CF cf(data, amf::NMFALSFactorizer(), neighborhood, rank);

// References to W and H matrices.

const arma::mat& W = cf.W();

const arma::mat& H = cf.H();

// Multiply the matrices together.

arma::mat reconstructed = W * H;

The `CF`

class takes the `FactorizerType`

as a template parameter to some of its constructors and to the `Train()`

function. The `FactorizerType`

class defines the algorithm used for matrix factorization. There are a number of existing factorizers that can be used in **mlpack**; these were detailed in the 'other factorizers' example of the previous section.

The `FactorizerType`

class must implement one of the two following methods:

`Apply(arma::mat& data, const size_t rank, arma::mat& W, arma::mat& H);`

`Apply(arma::sp_mat& data, const size_t rank, arma::mat& W, arma::mat& H);`

The difference between these two methods is whether `arma::mat`

or `arma::sp_mat`

is used as input. If `arma::mat`

is used, then the data matrix is a coordinate list with three columns, as in the constructor to the `CF`

class. If `arma::sp_mat`

is used, then a sparse matrix is passed with the number of rows equal to the number of items and the number of columns equal to the number of users, and each nonzero element in the matrix corresponds to a non-missing rating.

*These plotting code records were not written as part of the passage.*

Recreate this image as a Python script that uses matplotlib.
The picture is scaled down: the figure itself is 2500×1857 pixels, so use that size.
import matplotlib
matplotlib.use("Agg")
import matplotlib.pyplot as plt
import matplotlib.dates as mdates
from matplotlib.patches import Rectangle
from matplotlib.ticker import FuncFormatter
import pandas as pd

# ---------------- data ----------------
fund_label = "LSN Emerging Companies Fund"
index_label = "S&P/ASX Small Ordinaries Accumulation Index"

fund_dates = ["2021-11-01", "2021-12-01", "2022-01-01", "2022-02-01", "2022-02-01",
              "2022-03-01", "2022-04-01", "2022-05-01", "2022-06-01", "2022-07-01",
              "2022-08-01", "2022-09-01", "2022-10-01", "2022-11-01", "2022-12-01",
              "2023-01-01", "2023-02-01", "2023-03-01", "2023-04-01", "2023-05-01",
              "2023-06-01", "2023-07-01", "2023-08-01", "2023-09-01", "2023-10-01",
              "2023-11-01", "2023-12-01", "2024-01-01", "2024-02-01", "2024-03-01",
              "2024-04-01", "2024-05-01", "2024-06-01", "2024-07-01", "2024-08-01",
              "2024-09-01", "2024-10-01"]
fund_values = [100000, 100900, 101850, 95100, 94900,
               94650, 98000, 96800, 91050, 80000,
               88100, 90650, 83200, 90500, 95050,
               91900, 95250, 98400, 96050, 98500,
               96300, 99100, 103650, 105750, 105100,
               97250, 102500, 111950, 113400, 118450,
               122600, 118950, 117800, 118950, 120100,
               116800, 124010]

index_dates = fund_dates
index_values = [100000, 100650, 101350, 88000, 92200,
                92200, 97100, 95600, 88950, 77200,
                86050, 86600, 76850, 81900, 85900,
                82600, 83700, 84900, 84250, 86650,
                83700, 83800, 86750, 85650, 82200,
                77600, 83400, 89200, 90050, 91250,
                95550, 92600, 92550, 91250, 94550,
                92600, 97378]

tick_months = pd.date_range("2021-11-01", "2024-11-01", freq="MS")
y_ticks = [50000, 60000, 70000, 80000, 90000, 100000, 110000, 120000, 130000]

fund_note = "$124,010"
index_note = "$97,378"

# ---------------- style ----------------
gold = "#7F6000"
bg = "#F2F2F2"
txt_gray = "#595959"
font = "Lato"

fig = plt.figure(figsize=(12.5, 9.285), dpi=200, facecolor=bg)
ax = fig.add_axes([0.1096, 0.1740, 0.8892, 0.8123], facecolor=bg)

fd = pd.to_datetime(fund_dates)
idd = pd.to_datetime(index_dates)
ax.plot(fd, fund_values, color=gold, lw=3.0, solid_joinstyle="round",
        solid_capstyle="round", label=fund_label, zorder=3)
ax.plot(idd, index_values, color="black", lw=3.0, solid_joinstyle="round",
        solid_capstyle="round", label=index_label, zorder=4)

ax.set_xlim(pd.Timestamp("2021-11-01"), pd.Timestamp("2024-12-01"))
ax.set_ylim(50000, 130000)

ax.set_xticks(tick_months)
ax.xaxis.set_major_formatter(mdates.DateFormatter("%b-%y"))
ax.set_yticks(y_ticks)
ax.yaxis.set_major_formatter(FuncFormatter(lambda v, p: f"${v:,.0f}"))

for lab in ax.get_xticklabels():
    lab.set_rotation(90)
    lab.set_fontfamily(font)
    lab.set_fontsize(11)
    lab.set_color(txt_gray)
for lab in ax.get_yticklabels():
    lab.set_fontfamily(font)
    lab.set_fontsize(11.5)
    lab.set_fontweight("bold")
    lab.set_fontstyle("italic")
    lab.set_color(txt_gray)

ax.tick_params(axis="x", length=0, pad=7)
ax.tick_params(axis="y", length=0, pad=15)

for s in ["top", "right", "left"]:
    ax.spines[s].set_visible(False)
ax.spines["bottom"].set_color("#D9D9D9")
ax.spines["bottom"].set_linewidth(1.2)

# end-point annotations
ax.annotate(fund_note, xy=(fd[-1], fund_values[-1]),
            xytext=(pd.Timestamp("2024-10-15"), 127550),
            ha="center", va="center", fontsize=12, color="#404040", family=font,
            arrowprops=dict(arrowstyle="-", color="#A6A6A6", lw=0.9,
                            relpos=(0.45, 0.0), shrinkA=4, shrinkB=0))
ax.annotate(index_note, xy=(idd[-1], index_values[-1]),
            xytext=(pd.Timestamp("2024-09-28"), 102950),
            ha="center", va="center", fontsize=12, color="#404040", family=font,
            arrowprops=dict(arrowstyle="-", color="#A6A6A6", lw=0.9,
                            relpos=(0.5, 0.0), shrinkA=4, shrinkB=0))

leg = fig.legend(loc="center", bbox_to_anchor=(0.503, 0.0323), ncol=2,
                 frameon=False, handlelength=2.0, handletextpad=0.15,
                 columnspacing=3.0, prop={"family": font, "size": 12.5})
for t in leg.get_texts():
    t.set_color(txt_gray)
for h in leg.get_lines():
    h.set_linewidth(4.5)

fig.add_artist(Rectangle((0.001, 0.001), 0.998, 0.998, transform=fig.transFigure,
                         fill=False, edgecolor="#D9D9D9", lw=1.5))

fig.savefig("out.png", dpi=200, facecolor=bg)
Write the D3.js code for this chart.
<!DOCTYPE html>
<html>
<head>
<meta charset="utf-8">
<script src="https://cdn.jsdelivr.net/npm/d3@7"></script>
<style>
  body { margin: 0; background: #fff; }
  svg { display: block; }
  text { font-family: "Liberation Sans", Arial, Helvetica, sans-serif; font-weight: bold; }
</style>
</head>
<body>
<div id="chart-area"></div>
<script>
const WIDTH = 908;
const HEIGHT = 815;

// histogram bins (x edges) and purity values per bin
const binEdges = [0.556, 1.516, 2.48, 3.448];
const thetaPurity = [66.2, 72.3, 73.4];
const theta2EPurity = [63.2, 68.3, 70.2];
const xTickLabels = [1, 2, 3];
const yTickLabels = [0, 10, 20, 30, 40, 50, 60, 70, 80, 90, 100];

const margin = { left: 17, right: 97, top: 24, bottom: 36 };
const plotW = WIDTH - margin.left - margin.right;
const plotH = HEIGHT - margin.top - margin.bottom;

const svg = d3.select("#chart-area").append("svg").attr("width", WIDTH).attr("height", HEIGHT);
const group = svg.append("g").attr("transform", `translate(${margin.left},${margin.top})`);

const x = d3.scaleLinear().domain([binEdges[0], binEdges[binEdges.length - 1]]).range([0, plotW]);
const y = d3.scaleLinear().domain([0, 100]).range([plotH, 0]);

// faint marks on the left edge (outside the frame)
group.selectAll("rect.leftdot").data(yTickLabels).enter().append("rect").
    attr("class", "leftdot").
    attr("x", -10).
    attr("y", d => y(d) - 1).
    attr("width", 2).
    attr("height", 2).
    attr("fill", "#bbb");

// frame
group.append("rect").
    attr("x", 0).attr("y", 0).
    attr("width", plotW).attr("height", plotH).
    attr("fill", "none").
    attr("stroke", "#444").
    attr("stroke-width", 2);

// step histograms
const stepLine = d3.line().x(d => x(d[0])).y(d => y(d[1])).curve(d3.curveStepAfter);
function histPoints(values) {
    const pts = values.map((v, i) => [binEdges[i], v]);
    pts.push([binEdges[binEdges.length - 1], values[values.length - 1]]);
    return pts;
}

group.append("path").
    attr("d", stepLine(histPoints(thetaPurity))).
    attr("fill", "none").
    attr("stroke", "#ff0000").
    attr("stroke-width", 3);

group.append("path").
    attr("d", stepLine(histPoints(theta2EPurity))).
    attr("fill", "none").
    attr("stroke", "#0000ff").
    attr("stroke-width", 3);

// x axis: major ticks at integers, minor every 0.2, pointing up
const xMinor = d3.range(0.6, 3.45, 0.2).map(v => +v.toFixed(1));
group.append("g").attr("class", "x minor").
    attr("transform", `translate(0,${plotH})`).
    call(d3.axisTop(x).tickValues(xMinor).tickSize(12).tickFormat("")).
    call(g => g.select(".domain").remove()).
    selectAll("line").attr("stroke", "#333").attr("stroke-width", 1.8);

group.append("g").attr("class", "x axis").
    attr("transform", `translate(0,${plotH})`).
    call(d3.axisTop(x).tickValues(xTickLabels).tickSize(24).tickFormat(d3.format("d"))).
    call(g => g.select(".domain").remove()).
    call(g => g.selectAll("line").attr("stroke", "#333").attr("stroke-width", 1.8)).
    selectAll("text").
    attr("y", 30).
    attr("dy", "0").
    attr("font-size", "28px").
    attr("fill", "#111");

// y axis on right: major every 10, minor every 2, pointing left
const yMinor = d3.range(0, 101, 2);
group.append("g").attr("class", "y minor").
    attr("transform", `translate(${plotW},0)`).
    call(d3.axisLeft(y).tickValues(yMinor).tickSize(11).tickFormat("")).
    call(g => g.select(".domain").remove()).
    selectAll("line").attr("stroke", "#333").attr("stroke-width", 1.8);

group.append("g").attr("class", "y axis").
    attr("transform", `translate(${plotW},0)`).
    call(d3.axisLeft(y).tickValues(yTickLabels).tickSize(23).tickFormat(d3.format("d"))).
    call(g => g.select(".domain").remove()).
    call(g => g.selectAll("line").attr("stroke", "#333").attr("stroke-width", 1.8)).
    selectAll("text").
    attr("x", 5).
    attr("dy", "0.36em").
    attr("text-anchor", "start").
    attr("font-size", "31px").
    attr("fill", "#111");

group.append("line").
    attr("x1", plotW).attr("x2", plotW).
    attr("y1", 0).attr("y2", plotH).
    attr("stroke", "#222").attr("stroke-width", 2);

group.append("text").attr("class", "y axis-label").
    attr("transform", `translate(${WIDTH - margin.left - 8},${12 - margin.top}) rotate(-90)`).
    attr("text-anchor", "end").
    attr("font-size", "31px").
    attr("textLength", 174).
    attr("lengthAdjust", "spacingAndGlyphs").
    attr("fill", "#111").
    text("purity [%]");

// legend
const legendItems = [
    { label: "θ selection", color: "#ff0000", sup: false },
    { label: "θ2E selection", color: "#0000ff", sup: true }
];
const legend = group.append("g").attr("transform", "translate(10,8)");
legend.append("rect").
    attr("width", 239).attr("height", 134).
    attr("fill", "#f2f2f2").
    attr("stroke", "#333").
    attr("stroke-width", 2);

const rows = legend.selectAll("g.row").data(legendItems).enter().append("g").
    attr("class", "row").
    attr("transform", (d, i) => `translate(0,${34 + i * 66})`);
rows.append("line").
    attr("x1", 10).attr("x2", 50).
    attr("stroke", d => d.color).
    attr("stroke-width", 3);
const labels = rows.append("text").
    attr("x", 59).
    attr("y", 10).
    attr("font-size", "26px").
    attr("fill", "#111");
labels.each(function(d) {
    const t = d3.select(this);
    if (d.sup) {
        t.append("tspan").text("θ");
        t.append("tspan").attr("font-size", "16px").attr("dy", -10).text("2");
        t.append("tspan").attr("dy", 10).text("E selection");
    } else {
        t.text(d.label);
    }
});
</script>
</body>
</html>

The method that the factorizer implements is specified via the `FactorizerTraits`

class, which is a template metaprogramming traits class:

template<typename FactorizerType>

struct FactorizerTraits

{

static const bool UsesCoordinateList = false;

};

If `FactorizerTraits<MyFactorizer>::UsesCoordinateList`

is `true`

, then `CF`

will try to call `Apply()`

with an `arma::mat`

object. Otherwise, `CF`

will try to call `Apply()`

with an `arma::sp_mat`

object. Specifying the value of `UsesCoordinateList`

is straightforward; provide this specialization of the `FactorizerTraits`

class:

template<>

struct FactorizerTraits<MyFactorizer>

{

static const bool UsesCoordinateList = true; // Set your value here.

};

The `Apply()`

function also takes a reference to the matrices `W`

and `H`

. When the `Apply()`

function returns, the input data matrix should be decomposed into these two matrices. `W`

should have number of rows equal to the number of items and number of columns equal to the `rank`

parameter, and `H`

should have number of rows equal to the `rank`

parameter, and number of columns equal to the number of users.

The amf::AMF<> class can be used as a base for factorizers that alternate between updating `W`

and updating `H`

. A useful reference is the AMF tutorial.

Further documentation for the `CF`

class may be found in the complete API documentation. In addition, more information on the `AMF`

class of factorizers may be found in its complete API documentation.